User Interface Designing


Web Forms

Designing Web sites needs careful thinking and a lot of planning.
The most important thing is to KNOW YOUR AUDIENCE.

Users are Scanners

A typical visitor will NOT read the entire content of your Web page!
No matter how much useful information you put into a Web page, a visitor will only spend a few seconds scanning it before they decide whether to leave or to stay.
Be sure to make your point in the very first sentence of the page! After that, try to keep the user occupied with short paragraphs, and new headers down the page.

Less is More

  • Keep the paragraphs as short as possible.
  • Keep the pages as short as possible.
  • Keep the chapters as short as possible.
  • Use a lot of space! Pages overloaded with text will kill your audience.
  • If you have a lot to say, break your information into smaller chunks and place it on different pages!

Navigation

Create a consistent navigation structure that is used by all the pages in your Web site.

  • Don’t use hyperlinks inside paragraphs, to send visitors to every page of your Web. This will destroy the feeling of a consistent navigation structure.
  • If you must use hyperlinks, add them to the bottom of a paragraph, or to the menu.

Download Speed

Test your web pages over a low-speed modem connection. If your pages take a long time to download, consider removing graphic or multimedia content.


Back office Design

Designing for Usability

Input Design Objectives

  • Make the user’s tasks easier to perform with the I.S than without it
    • It should be intuitively obvious to the most casual user
    • Design the interface to meet the user’s needs
    • Adapt technology to the user instead of forcing the user to adapt to the technology
    • Meet time and resource allocations
    • Get it out on time and under budget
  • The quality of system input determines the quality of system output.
  • Well-designed input objectives:
    • Effectiveness
    • Accuracy
    • Ease of use
    • Consistency
    • Simplicity
    • Attractiveness.
  • Control the amount of input: minimize the quantity of data for input and avoid duplication in data collection and data entry.
  • Avoid processing delays due to extra steps in data preparation and entry, by designing appropriate procedures, source documents, turnaround documents and data entry methods.
  • Avoid errors in data: ensure accuracy through controlling the amount of input, designing forms that ensure accurate completion, selecting the appropriate data entry medium, and using input validation techniques.
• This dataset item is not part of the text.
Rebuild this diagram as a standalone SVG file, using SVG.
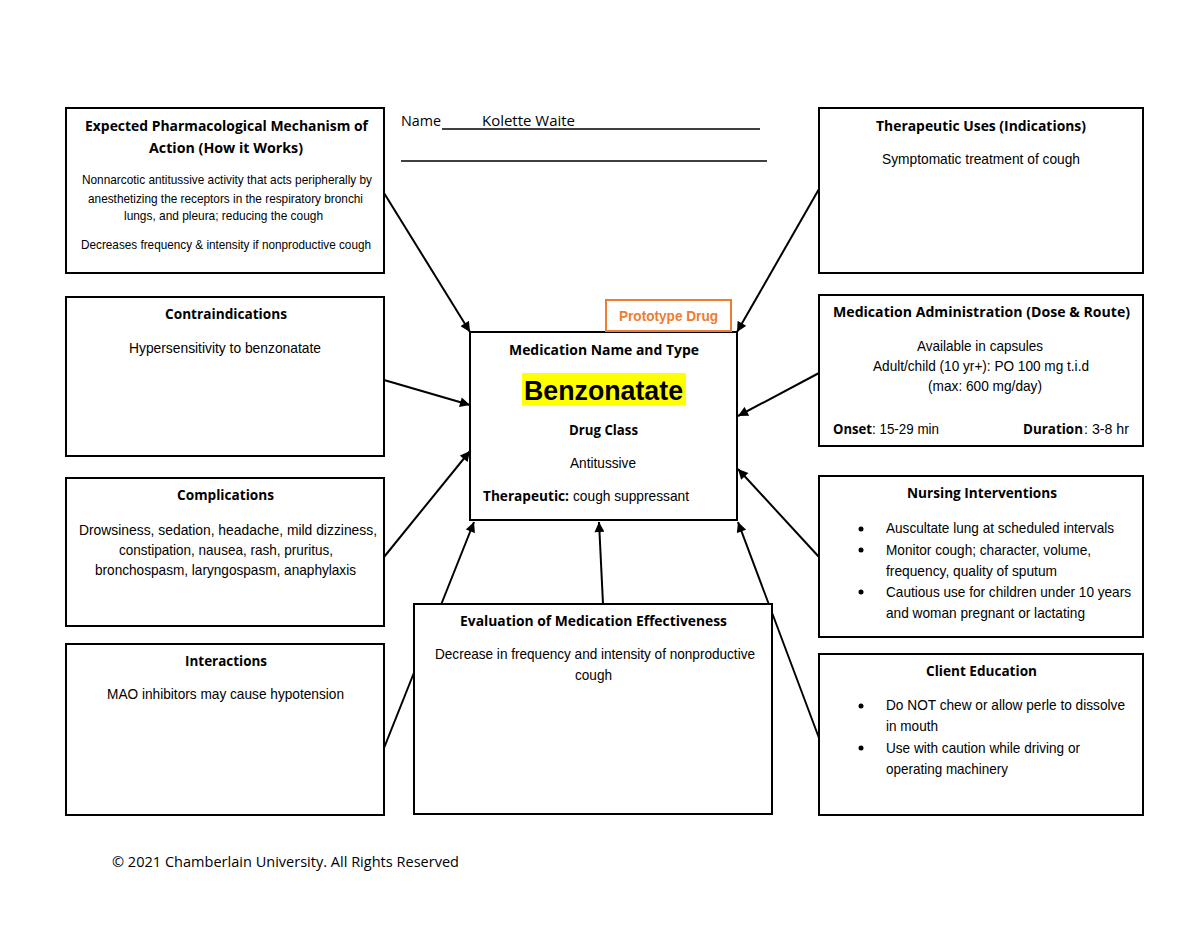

GUI (Graphical User Interface) Design Considerations

  • Icons are often intuitive
  • Consistent use of icons is important
  • Size of icons & text is important
  • Number of icons – not too many
  • Use of color – not too much

Form Design

  • make forms easy to fill out: to reduce errors, speed completion, facilitate data entry
    • Form flow (top to bottom, left to right)
    • Form sections: logical grouping of info
    • Form captions: Captions tell the person completing the form what to put on a blank line, space, or box.
  • ensure that forms meet the intended purpose: effectiveness
  • assure accurate completion: (row & column totals)
  • keep forms attractive: uncluttered, enough space to fill, fonts and line weights to separate categories
  • ask each item of data only once

Input Validation

Checking the transaction

to ensure that the transaction is not invalid (incomplete, unauthorized, out of order)
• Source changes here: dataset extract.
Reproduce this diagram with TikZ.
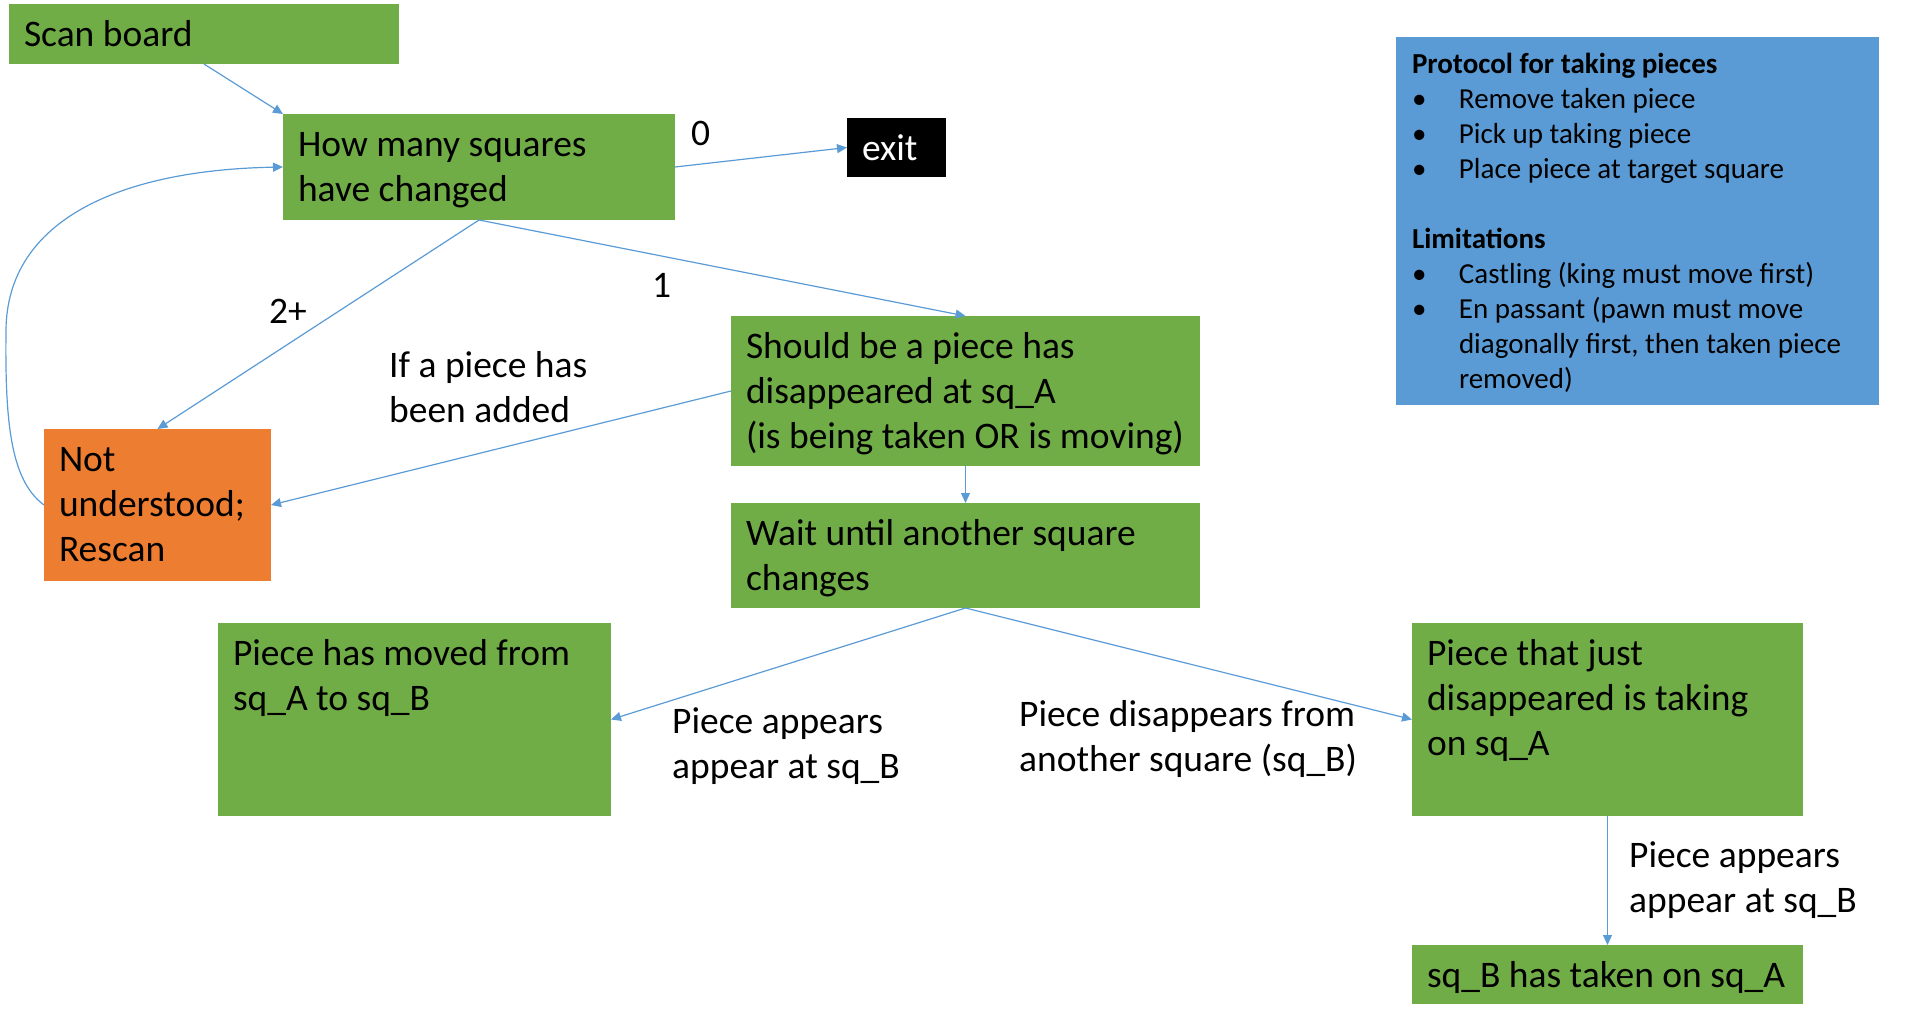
\documentclass[tikz,border=0pt]{standalone}
\usepackage{fontspec}
\setmainfont{Carlito}
\usetikzlibrary{arrows.meta}
\definecolor{pgreen}{HTML}{70AD47}
\definecolor{porange}{HTML}{ED7D31}
\definecolor{pblue}{HTML}{5B9BD5}
\newcommand{\bigfont}{\fontsize{37.5}{45}\selectfont}
\newcommand{\smallfont}{\fontsize{29}{35}\selectfont}
% #1 width, #2 height, #3 text (lines separated by \\)
\newcommand{\boxtxt}[3]{\parbox[t][#2][t]{#1}{\raggedright\rule{0pt}{42pt}#3}}
\newcommand{\bul}{\makebox[47pt][l]{\textbullet}}
\tikzset{
  boxbase/.style={anchor=north west, inner xsep=15pt, inner ysep=0pt, outer sep=0pt, font=\bigfont},
  gbox/.style={boxbase, fill=pgreen, text=black},
  obox/.style={boxbase, fill=porange, text=black},
  kbox/.style={boxbase, fill=black, text=white},
  pbox/.style={anchor=north west, inner xsep=16pt, inner ysep=0pt, outer sep=0pt, fill=pblue, text=black, font=\smallfont},
  lbl/.style={anchor=base west, inner sep=0pt, font=\bigfont, text=black},
  conn/.style={draw=pblue, line width=1.2pt, -{Triangle[length=10pt,width=9pt]}}
}
\begin{document}
\begin{tikzpicture}[x=1pt,y=-1pt]
\useasboundingbox (0,0) rectangle (1924,1020);

% boxes
\node[gbox] (scan) at (9,4) {\boxtxt{360pt}{60pt}{\mbox{Scan board}}};
\node[gbox] (how) at (283,114) {\boxtxt{362pt}{106pt}{\mbox{How many squares}\\\mbox{have changed}}};
\node[kbox] (exit) at (847,118) {\boxtxt{69pt}{59pt}{\mbox{exit}}};
\node[obox] (not) at (44,429) {\boxtxt{197pt}{152pt}{\mbox{Not}\\\mbox{understood;}\\\mbox{Rescan}}};
\node[gbox] (should) at (731,316) {\boxtxt{439pt}{150pt}{\mbox{Should be a piece has}\\\mbox{disappeared at sq\_A}\\\mbox{(is being taken OR is moving)}}};
\node[gbox] (wait) at (731,503) {\boxtxt{439pt}{105pt}{\mbox{Wait until another square}\\\mbox{changes}}};
\node[gbox] (moved) at (218,623) {\boxtxt{363pt}{193pt}{\mbox{Piece has moved from}\\\mbox{sq\_A to sq\_B}}};
\node[gbox] (taking) at (1412,623) {\boxtxt{361pt}{193pt}{\mbox{Piece that just}\\\mbox{disappeared is taking}\\\mbox{on sq\_A}}};
\node[gbox] (sqb) at (1412,945) {\boxtxt{361pt}{59pt}{\mbox{sq\_B has taken on sq\_A}}};

\node[pbox] (proto) at (1396,37) {\parbox[t][368pt][t]{451pt}{\raggedright\rule{0pt}{36pt}%
\mbox{\textbf{Protocol for taking pieces}}\\
\mbox{\bul Remove taken piece}\\
\mbox{\bul Pick up taking piece}\\
\mbox{\bul Place piece at target square}\\
\mbox{}\\
\mbox{\textbf{Limitations}}\\
\mbox{\bul Castling (king must move first)}\\
\mbox{\bul En passant (pawn must move}\\
\mbox{\hspace*{47pt}diagonally first, then taken piece}\\
\mbox{\hspace*{47pt}removed)}}};

% labels
\node[lbl] (l0) at (691,145) {0};
\node[lbl] (l1) at (652,297) {1};
\node[lbl] (l2) at (269,323) {2+};
\node[lbl] (ladd) at (389,377) {\parbox[t]{300pt}{\raggedright If a piece has\\been added}};
\node[lbl] (lapp) at (672,733) {\parbox[t]{300pt}{\raggedright Piece appears\\appear at sq\_B}};
\node[lbl] (ldis) at (1019,726) {\parbox[t]{400pt}{\raggedright Piece disappears from\\another square (sq\_B)}};
\node[lbl] (lapp2) at (1629,867) {\parbox[t]{300pt}{\raggedright Piece appears\\appear at sq\_B}};

% connectors
\draw[conn] (scan.south) -- (how.north west);
\draw[conn] (how.east) -- (exit.west);
\draw[conn] (how.south) -- (not.north);
\draw[conn] (how.south) -- (should.north);
\draw[conn] (should.west) -- (not.east);
\draw[conn] (should.south) -- (wait.north);
\draw[conn] (wait.south) -- (moved.east);
\draw[conn] (wait.south) -- (taking.west);
\draw[conn] (taking.south) -- (sqb.north);
\coordinate (loopmid) at (6,330);
\draw[conn] (not.west) .. controls (10,480) and (5,420) .. (loopmid) .. controls (7,220) and (120,170) .. (how.west);
\end{tikzpicture}
\end{document}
  • Batch Controls: batch size, batch count, batch totals
  • Transaction Validation:
    • Inventory system should not accept the addition of a new item with the same stock number as an existing one.
    • Transactions having no relation to the system may also be submitted (payroll transaction to inventory system)
    • Acceptable input may be submitted by an unauthorized user
  • Sequence Tests: serial numbers to identify
    • Missing items (cheques)
    • The order of transactions (deposits vs. withdrawals)
  • Completeness Tests: automatic guidance in systems; keyboard locks or systems waits indefinitely until correct data are entered.